The Employees Provident Fund (EPF) is setting its sights on Shariah-compliant stocks and is looking to allocate an estimated RM100 billion to RM120 billion from its investment funds to offer its members a chance to participate in such a fund.
The fund will be launched by January 2017.
Deputy CEO (Investment) Datuk Mohamad Nasir Ab Latif said they have already begun setting up the framework for this. He added that the EPF, which invests on behalf of its members, is in the process of identifying companies to invest in.
Datuk Mohamad Nasir told The Star that the Shariah-compliant fund will be opened to all but will be on a “first come first served” basis as they might not be able to accommodate everyone at the start.

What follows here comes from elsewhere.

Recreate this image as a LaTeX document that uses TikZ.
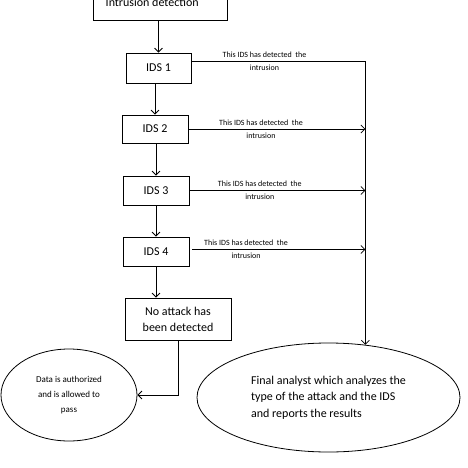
\documentclass[tikz,border=0pt]{standalone}
\usepackage{fontspec}
\setmainfont{Carlito}
\usetikzlibrary{shapes.geometric,arrows.meta,calc}

\begin{document}
\begin{tikzpicture}[x=1pt,y=-1pt,line width=0.8pt,
  box/.style={draw,rectangle,inner sep=0,font=\fontsize{12}{16}\selectfont,align=center},
  oval/.style={draw,ellipse,inner sep=0},
  arr/.style={-{Straight Barb[length=4pt,width=8pt]}},
  lbl/.style={font=\fontsize{8}{13}\selectfont,align=center}]
\useasboundingbox (0,0) rectangle (468,468);
\clip (0,0) rectangle (468,468);
% chain of detectors
\node (detect) [box,minimum width=134,minimum height=44] at (160,-2) {};
\node (detecttxt) [anchor=base west,font=\fontsize{12}{14}\selectfont] at (102,7) {Intrusion detection};
\node (ids1) [box,minimum width=65,minimum height=30] at (158.5,68) {IDS 1};
\node (ids2) [box,minimum width=66,minimum height=28] at (155,129) {IDS 2};
\node (ids3) [box,minimum width=66,minimum height=29] at (156,190.5) {IDS 3};
\node (ids4) [box,minimum width=66,minimum height=29] at (156,251.5) {IDS 4};
\node (noattack) [box,minimum width=106,minimum height=42] at (178,319) {No attack has\\been detected};
% end points
\node (data) [oval,minimum width=136,minimum height=92,font=\fontsize{9}{15}\selectfont,align=center]
      at (69,395) {Data is authorized\\and is allowed to\\pass};
\node (final) [oval,minimum width=263,minimum height=109,font=\fontsize{12}{16.5}\selectfont,align=left]
      at (328.5,397.5) {Final analyst which analyzes the\\type of the attack and the IDS\\and reports the results};
\coordinate (in) at (final.55);
\coordinate (out1) at ($(ids1.east)+(0,-7)$);
\coordinate (out4) at ($(ids4.east)+(3,-2)$);
% down the chain
\draw[arr] (ids1.north |- detect.south) -- (ids1);
\draw[arr] (ids1.south -| ids2) -- (ids2);
\draw[arr] (ids2.south -| ids3) -- (ids3);
\draw[arr] (ids3.south -| ids4) -- (ids4);
\draw[arr] (ids4.south) -- (ids4.south |- noattack.north);
\draw[arr] (noattack.south) |- (data.east);
% to the analyst
\draw[arr] (out1) -| (in)
      node[lbl,pos=0.21] {This IDS has detected\ \ the\\intrusion};
\draw[arr] (ids2.east) -- (ids2.east -| in)
      node[lbl,pos=0.41] {This IDS has detected\ \ the\\intrusion};
\draw[arr] (ids3.east) -- (ids3.east -| in)
      node[lbl,pos=0.40] {This IDS has detected\ \ the\\intrusion};
\draw[arr] (out4) -- (out4 -| in)
      node[lbl,pos=0.31] {This IDS has detected\ \ the\\intrusion};
\end{tikzpicture}
\end{document}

The pension fund currently has total investment assets of about RM685 billion.
“Our challenge will be when too many members ask for it and we do not have enough (Shariah-compliant) assets. But as we go along, we can increase the size of the funds invested in such stocks,” he said.
He explained that while they are not Shariah-compliant at the moment, they have always stuck to “ethical” choices of investments. For example, EPF has never invested in gambling or alcohol stocks.
However, the EPF still holds close to a 7% stake in the cigarette company British American Tobacco (M) Bhd (BAT). Datuk Mohamad Nasir shared plans to exit the stock once it has reached its full potential.
The Deputy CEO further explained that the EPF took into account environmental, social and governance practices when it considered a company for investment.
He stressed that the EPF had a very prudent investment process and was well diversified in its investments.
He said preservation of capital was the fund’s key criteria and it tried to avoid investments that had no proven track record.
He also hinted that the amount of dividends that will be paid out to members for the year 2015 (due to be announced soon) will be “respectable”, despite the challenging economic climate.
Last year, the pension fund announced a 6.75% dividend payout for 2014, higher than the 6.35% payout it had declared for 2013.